Institute-Funded Research Team to Develop Next-Generation Body Motion Tracker

How do you develop a state-of-the-art body motion tracker that can help athletes, rehabilitation patients, and even people with disabilities? Bring together a mechanical engineer, computer scientist, and physical therapist/physiologist.

That’s exactly what Sheryl Grace, associate professor of mechanical engineering (ENG); Richard West, associate professor of computer science (CAS); and Cara Lewis, associate professor at BU’s College of Health & Rehabilitation Sciences: Sargent College (SAR) and director of the SAR Human Adaptation Laboratory, are doing. Funded by a Hariri Research Award, the three are developing an “electronic mirror,” a wearable body motion–tracking device that can help wearers get instant, objective feedback on their movements.

The project was highlighted in a BU Research article, which points out its potential to change the way trainers and therapists work with athletes and patients:

“Our goal is to develop a cheap, effective suite of sensors that we can use for biokinematic data acquisition,” says Grace. Figuring out how to collect the sensor data, and then turn it into useful information, will require knowledge of not only human physiology but computer science and engineering as well.

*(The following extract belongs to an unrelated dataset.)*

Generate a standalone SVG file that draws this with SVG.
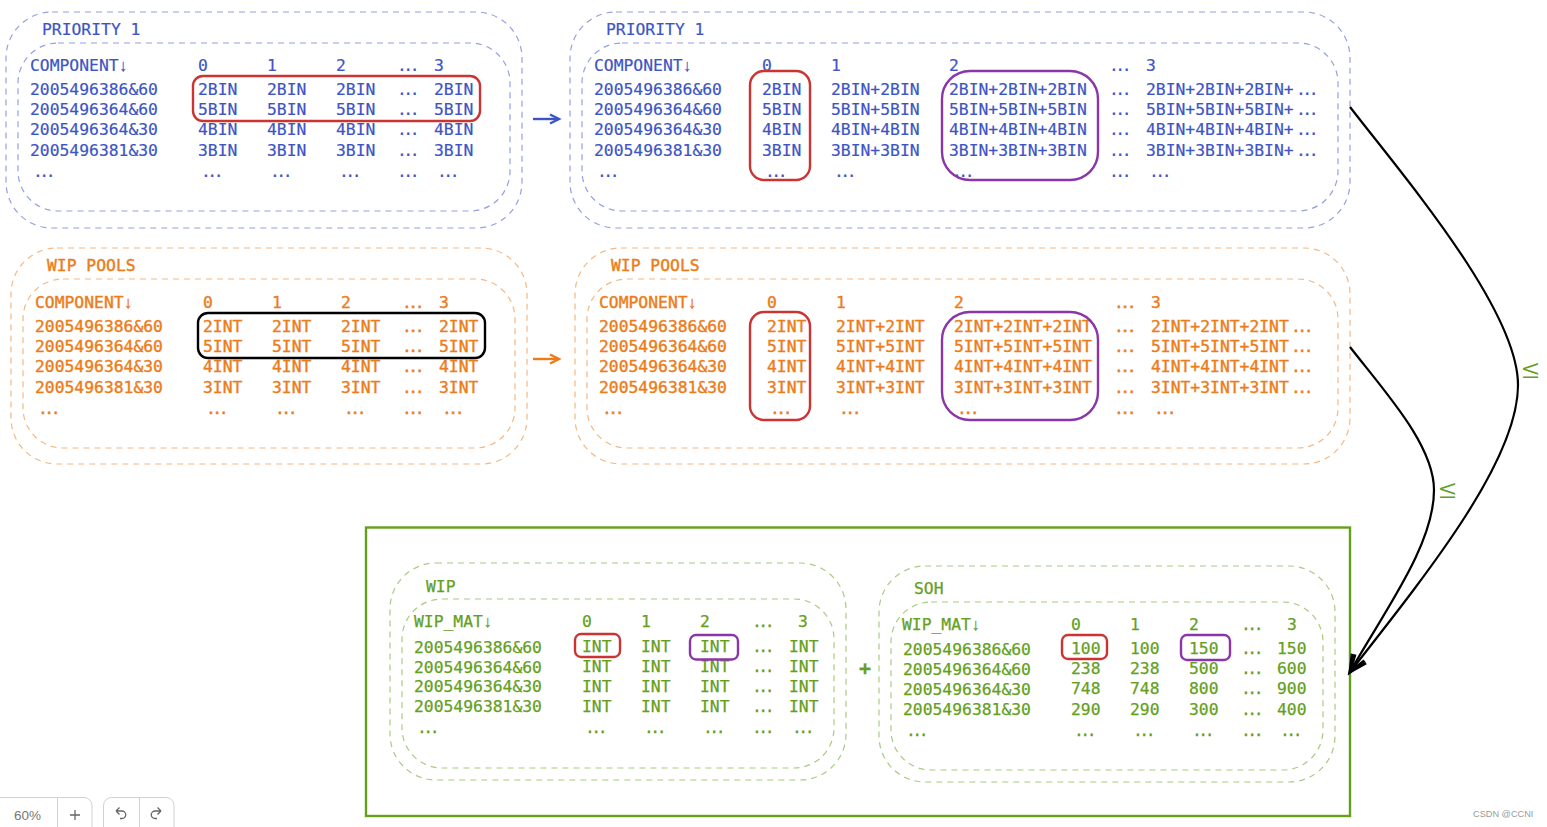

Grace, West, and Lewis have already scoped out the basic parameters for the device. It will include five postage-stamp-sized motion trackers that a person will wear on their legs, arms, back, or other body parts. Each tracker will hold an accelerometer (a tiny sensor that detects changes in speed and turns them into electric signals), a gyroscope for measuring rotation, and a compass. By combining the data from all five trackers, the system will be able to get an instant, accurate fix on body position, especially the angles of the joints.

Today, serious athletes and rehabilitation patients typically use cameras to watch and refine their body motion. For example, to train for the Rio Olympics, the United States swim team relied on underwater cameras that recorded light from LEDs stuck to the swimmers’ wrists, shoulders, hips, knees, ankles, and toes. Lewis, who helps patients with hip pain change their walking habits to make movement more comfortable, uses a similar approach to evaluate the gait of patients in her lab. While patients walk on a treadmill, she records their movement using a network of 10 wall-mounted cameras, and then later merges the two-dimensional videos to create a 3D version. It takes at least a day of work to process the images, so patients usually have to wait a week or longer to get results. “That is a huge limitation,” says Lewis.

photo of a hand holding a wearable motion tracker
A wearable motion tracker, including an accelerometer, gyroscope, and compass.

Another limitation: while stationary cameras work in closed environments, like a pool or a lab, they don’t translate well to the expanse of a hockey rink or to everyday settings like roads and sidewalks, where bumps and curbs can turn an ordinary walk into an obstacle course. “The proposed system can record movement out in the real world during real activities,” says Lewis. “By being able to record how someone is moving out in the real world and in real time, we could give the person feedback on that movement.”

[Read the full BU Research Article]

The Hariri Research Awards are designed to support research that applies data-driven and/or computational approaches through joint research efforts from faculty in different disciplines.  In pursuit of this goal, the Institute supports a portfolio of ambitious research projects and activities that align with its mission to catalyze new directions and collaborations in cross-disciplinary research. By supporting projects in social sciences, humanities, law, business, and medicine – to engineering, computer science, and statistics, the Research Awards advance the Institute’s goal of bringing together and building a community of researchers across schools and colleges at BU. The collaboration between West, Grace, and Lewis is an exciting example of how bringing faculty together across the landscape of academic disciplines can catalyze research for a better society.